Psychological Analysis (Jungian & Freudian)

Jung: The plaza, auditorium, or social-media feed is an archetypal “arena” where persona and shadow clash. Being offended = your persona feels pierced by shadow truths. Giving offense = your shadow hijacks the persona’s script. Either way, integration is demanded: own the offensive material, refine it, and allow a more authentic self-presentation.

Freud: Public shame often masks childhood scenes where forbidden feelings (anger, sexuality) were punished by caregivers. The dream revives the primal scene but relocates it into adulthood so you can re-write the ending—will you cower again, or assert your right to exist without apology? Repressed rage against parental judgment is transferred onto the faceless crowd; interpreting the dream neutralizes the transfer so you can confront the original source.

What to Do Next?

  • Embodied Reality Check: Stand in front of a mirror and slowly speak the accusation you heard in the dream. Notice which muscles tense. Breathe into them until they soften; this teaches the nervous system that exposure is survivable.
  • Three-Column Shadow Journal: (1) Triggering sentence from dream, (2) Emotion felt, (3) Opposite trait you also embody. Example: “They called me selfish” → Shame → “I also give generously to friends.” Balance dissolves shame’s charge.
  • Assertiveness Micro-Goal: Within 48 hours, express one small honest opinion in a low-stakes public setting (send food back, correct a minor factual error). You are proving to the subconscious that self-expression no longer equals exile.

FAQ

Why did I feel more angry than embarrassed?

Anger signals boundary violation. The dream crowd personifies an inner permission you withhold from yourself—perhaps the right to say “no,” to fail, or to outgrow people.

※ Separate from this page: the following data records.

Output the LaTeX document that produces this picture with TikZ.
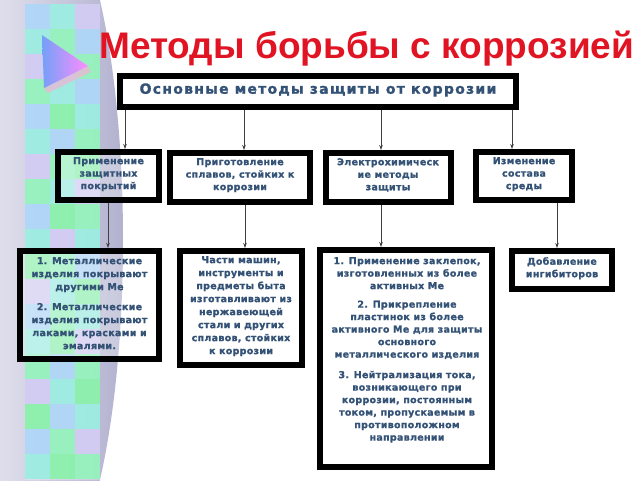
\documentclass[tikz,border=0pt]{standalone}
\usepackage{fontspec}
\setmainfont{Liberation Sans}
\newfontfamily\boxfont{DejaVu Sans}[LetterSpace=3, BoldFeatures={FakeBold=1.2}]
\newfontfamily\headfont{DejaVu Sans}[LetterSpace=9, BoldFeatures={FakeBold=1.3}]
\usetikzlibrary{arrows.meta,calc}
\definecolor{txt}{RGB}{52,82,118}
\definecolor{ttl}{RGB}{225,20,35}
\definecolor{mint}{RGB}{110,240,165}
\definecolor{aqua}{RGB}{120,232,215}
\definecolor{sky}{RGB}{145,200,245}
\definecolor{lav}{RGB}{195,185,240}
\definecolor{grn}{RGB}{95,238,140}
\definecolor{greyl}{RGB}{238,238,245}
\definecolor{greyd}{RGB}{178,178,208}
\begin{document}
\begin{tikzpicture}[x=1pt,y=-1pt,
  box/.style={draw=black, line width=6pt, inner sep=0pt, outer sep=3pt, fill=white},
  clearbox/.style={box, fill opacity=0.3, text opacity=1},
  lbl/.style={text=txt, font=\boxfont\bfseries\fontsize{9.5}{12.5}\selectfont, align=center, inner sep=0pt, anchor=north},
  lblb/.style={lbl, font=\boxfont\bfseries\fontsize{9.5}{13}\selectfont},
  arr/.style={draw=black!75, line width=0.8pt, -{Stealth[length=5pt,width=3.5pt]}}]
\useasboundingbox (0,0) rectangle (640,480);
\fill[white] (0,0) rectangle (640,480);
% decoration
\begin{scope}
\clip (0,0) rectangle (640,480);
\shade[left color=greyl, right color=greyd] (40,240) ellipse [x radius=83, y radius=347];
\foreach \ca/\cb/\cc [count=\i from 0] in {sky/aqua/lav,aqua/mint/sky,lav/sky/mint,mint/aqua/sky,sky/grn/aqua,aqua/sky/mint,lav/mint/grn,mint/aqua/lav,sky/grn/mint,aqua/lav/aqua,grn/mint/sky,lav/aqua/grn,sky/mint/aqua,aqua/grn/lav,mint/sky/mint,lav/aqua/grn,grn/sky/aqua,sky/mint/lav,aqua/grn/mint}{
  \fill[\ca, fill opacity=0.9] (25,4+25*\i) rectangle +(25,25);
  \fill[\cb, fill opacity=0.9] (50,4+25*\i) rectangle +(25,25);
  \fill[\cc, fill opacity=0.9] (75,4+25*\i) rectangle +(25,25);
}
\fill[white, fill opacity=0.25] (25,4) rectangle (100,480);
\fill[black!30!magenta!30, opacity=0.8] (44,88) -- (88,66) -- (91,72) -- (48,93) -- cycle;
\shade[left color=sky!80!blue, right color=magenta!45] (42,35) -- (44,88) -- (88,66) -- cycle;
\end{scope}
% title
\node[anchor=base west, inner sep=0pt, text=ttl, font=\bfseries\fontsize{37}{40}\selectfont] (title) at (99,58) {Методы борьбы с коррозией};
% top box
\node[box, minimum width=396pt, minimum height=31pt] (top) at (318,91.5) {};
\node[text=txt, inner sep=0pt, font=\headfont\bfseries\fontsize{14}{16}\selectfont] (toptext) at (318,90) {Основные методы защиты от коррозии};
% level 2
\node[clearbox, minimum width=101pt, minimum height=48pt] (a1) at (108.5,176) {};
\node[box, minimum width=140pt, minimum height=49pt] (a2) at (240,177.5) {};
\node[box, minimum width=125pt, minimum height=49pt] (a3) at (388.5,177.5) {};
\node[box, minimum width=96pt, minimum height=48pt] (a4) at (524,176) {};
\node[lbl] (ta1) at (108.5,157) {Применение\\защитных\\покрытий};
\node[lbl] (ta2) at (240,158) {Приготовление\\сплавов, стойких к\\коррозии};
\node[lbl] (ta3) at (388,158) {Электрохимическ\\ие методы\\защиты};
\node[lbl] (ta4) at (524,157) {Изменение\\состава\\среды};
% level 3
\node[clearbox, minimum width=139pt, minimum height=108pt] (b1) at (89.5,305) {};
\node[box, minimum width=122pt, minimum height=114pt] (b2) at (241,308) {};
\node[box, minimum width=172pt, minimum height=217pt] (b3) at (406,358.5) {};
\node[box, minimum width=100pt, minimum height=38pt] (b4) at (562,270) {};
\node[lblb] (tb1) at (89.5,257) {1. Металлические\\изделия покрывают\\другими Ме\\[7pt]2. Металлические\\изделия покрывают\\лаками, красками и\\эмалями.};
\node[lblb] (tb2) at (241,256) {Части машин,\\инструменты и\\предметы быта\\изготавливают из\\нержавеющей\\стали и других\\сплавов, стойких\\к коррозии};
\node[lbl] (tb3) at (407,257) {1. Применение заклепок,\\изготовленных из более\\активных Ме\\[6pt]2. Прикрепление\\пластинок из более\\активного Ме для защиты\\основного\\металлического изделия\\[8pt]3. Нейтрализация тока,\\возникающего при\\коррозии, постоянным\\током, пропускаемым в\\противоположном\\направлении};
\node[lbl] (tb4) at (562,257) {Добавление\\ингибиторов};
% connectors
\coordinate (p1) at (125,0);
\coordinate (p2) at (244,0);
\coordinate (p3) at (381,0);
\coordinate (p4) at (512,0);
\coordinate (q1) at (108,0);
\coordinate (q2) at (245,0);
\coordinate (q3) at (381,0);
\coordinate (q4) at (557,0);
\draw[arr] (top.south -| p1) -- (a1.north -| p1);
\draw[arr] (top.south -| p2) -- (a2.north -| p2);
\draw[arr] (top.south -| p3) -- (a3.north -| p3);
\draw[arr] (top.south -| p4) -- (a4.north -| p4);
\draw[arr] (a1.south -| q1) -- (b1.north -| q1);
\draw[arr] (a2.south -| q2) -- (b2.north -| q2);
\draw[arr] (a3.south -| q3) -- (b3.north -| q3);
\draw[arr] (a4.south -| q4) -- (b4.north -| q4);
\end{tikzpicture}
\end{document}
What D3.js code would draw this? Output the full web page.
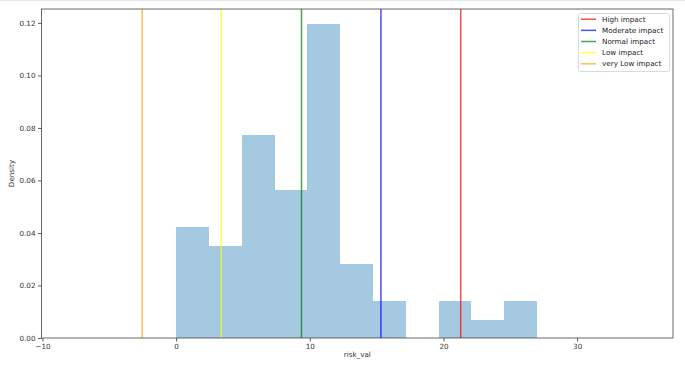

Your fury is healthy; it’s the psyche’s fuel for change.

Does this dream predict real public scandal?

Rarely. Dreams speak in emotional code, not literal headlines. Unless your waking choices already skirt ethical lines, treat the scenario as a dress rehearsal for authenticity, not a prophecy of doom.

Can the offender in the dream be me even if I was the victim?

Absolutely. Dreams flip roles to illuminate projection. Ask: “What quality in the attacker do I also deny owning?” The answer often reveals the next trait ready for conscious integration.

Summary

A public offense dream strips your social mask and forces you to stand in the raw spot where shame meets truth. By decoding the accuser, the audience, and your emotional reaction, you convert humiliation into self-knowledge—and step closer to the unapologetic life your soul is quietly demanding.

From the 1901 Archives

"To dream of being offended, denotes that errors will be detected in your conduct, which will cause you inward rage while attempting to justify yourself. To give offense, predicts for you many struggles before reaching your aims. For a young woman to give, or take offense, signifies that she will regret hasty conclusions, and disobedience to parents or guardian."